Needless to say, the marriage was strained. After her son James was born, Mary met with a number of her influential nobles, all of whom wanted the “problem of Darnley” removed by any means. Fearing for his life, Darnley fled to his father in Glasgow and became ill there (possibly from syphillis).
The next year, he returned to Mary in Edinburgh and rumors of reconciliation were on the wind when the house in which he was staying suffered an unexplained “explosion.” Darnley’s body was recovered in the garden and it was apparent died from strangulation.
James Hepburn, 4th Earl of Bothwell, was suspected of supplying the gun powder. Mary convene a trial before parliament and Bothwell was acquitted.

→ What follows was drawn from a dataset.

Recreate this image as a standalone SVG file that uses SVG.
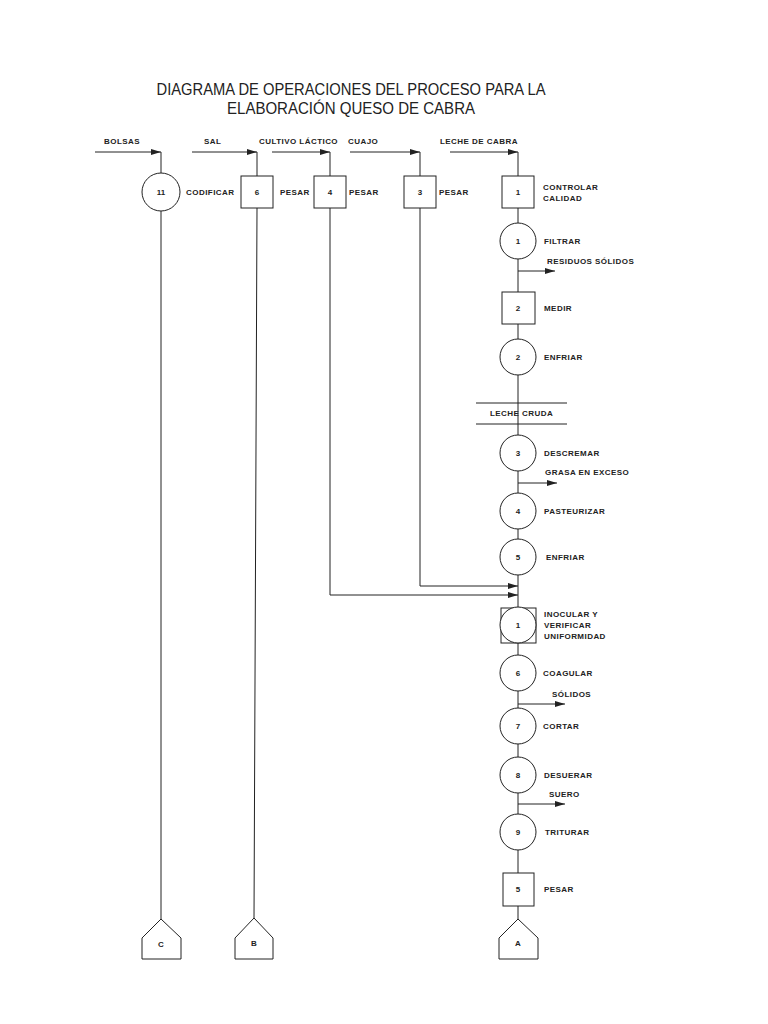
<svg xmlns="http://www.w3.org/2000/svg" width="768" height="1024" viewBox="0 0 768 1024">
<style>
.t{font-family:"Liberation Sans",Arial,sans-serif;font-size:16px;fill:#222}
.l{font-family:"Liberation Sans",Arial,sans-serif;font-size:8px;font-weight:bold;fill:#222;letter-spacing:0.45px}
.n{font-family:"Liberation Sans",Arial,sans-serif;font-size:8px;font-weight:bold;fill:#222;text-anchor:middle}
.s{fill:#fff;stroke:#222;stroke-width:1}
.c{fill:none;stroke:#222;stroke-width:1}
</style>
<defs>
<marker id="ah" markerWidth="10" markerHeight="6" refX="10" refY="3" orient="auto" markerUnits="userSpaceOnUse">
<path d="M0,0 L10,3 L0,6 Z" fill="#222"/>
</marker>
</defs>
<rect width="768" height="1024" fill="#fff"/>
<text class="t" x="351" y="95" text-anchor="middle" textLength="389" lengthAdjust="spacingAndGlyphs">DIAGRAMA DE OPERACIONES DEL PROCESO PARA LA</text>
<text class="t" x="351" y="114" text-anchor="middle" textLength="248" lengthAdjust="spacingAndGlyphs">ELABORACIÓN QUESO DE CABRA</text>

<g id="connectors">
<polyline class="c" points="95,152 161,152" marker-end="url(#ah)"/>
<line class="c" x1="161" y1="152" x2="161" y2="173"/>
<polyline class="c" points="192,152 257,152" marker-end="url(#ah)"/>
<line class="c" x1="257" y1="152" x2="257" y2="176"/>
<polyline class="c" points="272,152 330,152" marker-end="url(#ah)"/>
<line class="c" x1="330" y1="152" x2="330" y2="176"/>
<polyline class="c" points="350,152 420,152" marker-end="url(#ah)"/>
<line class="c" x1="420" y1="152" x2="420" y2="176"/>
<polyline class="c" points="450,152 518,152" marker-end="url(#ah)"/>
<line class="c" x1="518" y1="152" x2="518" y2="176"/>
<line class="c" x1="161" y1="211" x2="161" y2="919"/>
<line class="c" x1="257" y1="208" x2="254" y2="918"/>
<polyline class="c" points="330,208 330,595 518,595" marker-end="url(#ah)"/>
<polyline class="c" points="420,208 420,586 518,586" marker-end="url(#ah)"/>
<line class="c" x1="518" y1="208" x2="518" y2="919"/>
<line class="c" x1="518" y1="271" x2="555" y2="271" marker-end="url(#ah)"/>
<line class="c" x1="518" y1="483" x2="557" y2="483" marker-end="url(#ah)"/>
<line class="c" x1="518" y1="704" x2="565" y2="704" marker-end="url(#ah)"/>
<line class="c" x1="518" y1="804" x2="565" y2="804" marker-end="url(#ah)"/>
<line class="c" x1="476" y1="403" x2="567" y2="403"/>
<line class="c" x1="476" y1="424" x2="567" y2="424"/>
</g>

<g id="input-labels">
<text class="l" x="104" y="144">BOLSAS</text>
<text class="l" x="204" y="144">SAL</text>
<text class="l" x="259" y="144">CULTIVO LÁCTICO</text>
<text class="l" x="348" y="144">CUAJO</text>
<text class="l" x="440" y="144">LECHE DE CABRA</text>
<text class="l" x="547" y="264">RESIDUOS SÓLIDOS</text>
<text class="l" x="545" y="475">GRASA EN EXCESO</text>
<text class="l" x="552" y="697">SÓLIDOS</text>
<text class="l" x="549" y="797">SUERO</text>
<text class="l" x="490" y="416">LECHE CRUDA</text>
</g>

<g id="op11"><circle class="s" cx="161" cy="192" r="19"/><text class="n" x="161" y="195">11</text><text class="l" x="186" y="195">CODIFICAR</text></g>
<g id="insp6"><rect class="s" x="241" y="176" width="32" height="32"/><text class="n" x="257" y="195">6</text><text class="l" x="280" y="195">PESAR</text></g>
<g id="insp4"><rect class="s" x="314" y="176" width="32" height="32"/><text class="n" x="330" y="195">4</text><text class="l" x="349" y="195">PESAR</text></g>
<g id="insp3"><rect class="s" x="404" y="176" width="32" height="32"/><text class="n" x="420" y="195">3</text><text class="l" x="439" y="195">PESAR</text></g>
<g id="insp1"><rect class="s" x="502" y="176" width="32" height="32"/><text class="n" x="518" y="195">1</text><text class="l" x="543" y="190">CONTROLAR</text><text class="l" x="543" y="201">CALIDAD</text></g>
<g id="op1"><circle class="s" cx="518" cy="241" r="18"/><text class="n" x="518" y="244">1</text><text class="l" x="544" y="244">FILTRAR</text></g>
<g id="insp2"><rect class="s" x="502" y="292" width="33" height="32"/><text class="n" x="518" y="311">2</text><text class="l" x="544" y="311">MEDIR</text></g>
<g id="op2"><circle class="s" cx="518" cy="357" r="18"/><text class="n" x="518" y="360">2</text><text class="l" x="544" y="360">ENFRIAR</text></g>
<g id="op3"><circle class="s" cx="518" cy="453" r="18"/><text class="n" x="518" y="456">3</text><text class="l" x="544" y="456">DESCREMAR</text></g>
<g id="op4"><circle class="s" cx="518" cy="511" r="18"/><text class="n" x="518" y="514">4</text><text class="l" x="544" y="514">PASTEURIZAR</text></g>
<g id="op5"><circle class="s" cx="518" cy="557" r="18"/><text class="n" x="518" y="560">5</text><text class="l" x="546" y="560">ENFRIAR</text></g>
<g id="comb1"><rect class="s" x="501" y="608" width="35" height="35"/><circle class="s" cx="518" cy="625" r="18"/><text class="n" x="518" y="628">1</text><text class="l" x="544" y="617">INOCULAR Y</text><text class="l" x="544" y="628">VERIFICAR</text><text class="l" x="544" y="639">UNIFORMIDAD</text></g>
<g id="op6"><circle class="s" cx="518" cy="673" r="18"/><text class="n" x="518" y="676">6</text><text class="l" x="543" y="676">COAGULAR</text></g>
<g id="op7"><circle class="s" cx="518" cy="726" r="18"/><text class="n" x="518" y="729">7</text><text class="l" x="543" y="729">CORTAR</text></g>
<g id="op8"><circle class="s" cx="518" cy="775" r="18"/><text class="n" x="518" y="778">8</text><text class="l" x="544" y="778">DESUERAR</text></g>
<g id="op9"><circle class="s" cx="518" cy="832" r="18"/><text class="n" x="518" y="835">9</text><text class="l" x="545" y="835">TRITURAR</text></g>
<g id="insp5"><rect class="s" x="503" y="873" width="31" height="33"/><text class="n" x="518" y="892">5</text><text class="l" x="544" y="892">PESAR</text></g>
<g id="conC"><polygon class="s" points="161,919 181,938 181,959 142,959 142,938"/><text class="n" x="161" y="947">C</text></g>
<g id="conB"><polygon class="s" points="254,918 273,938 273,959 235,959 235,938"/><text class="n" x="254" y="946">B</text></g>
<g id="conA"><polygon class="s" points="518,919 538,938 538,959 499,959 499,938"/><text class="n" x="518" y="946">A</text></g>
</svg>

In 1567, Mary visited her son in Stirling and on her way home, she was “abducted” by Bothwell, who supposedly raped her and forced her to marry him. He had conveniently divorced his wife 12 days earlier. The Scottish nobles wouldn’t have Bothwell as king and Mary was forced to abdicate her throne in favor of her one year old son James.
After her army was defeated, she fled to England, but instead of help from her cousin, Elizabeth had her imprisoned. In 1587, she was tried and found guilty of the murder of Lord Darnley. She suffered a botched execution–the headsman had to strike twice–and once her head was removed, her little Skye terrier slipped out from under her skirt.
But her son James became King of both Scotland and England. History was not kind to female rulers.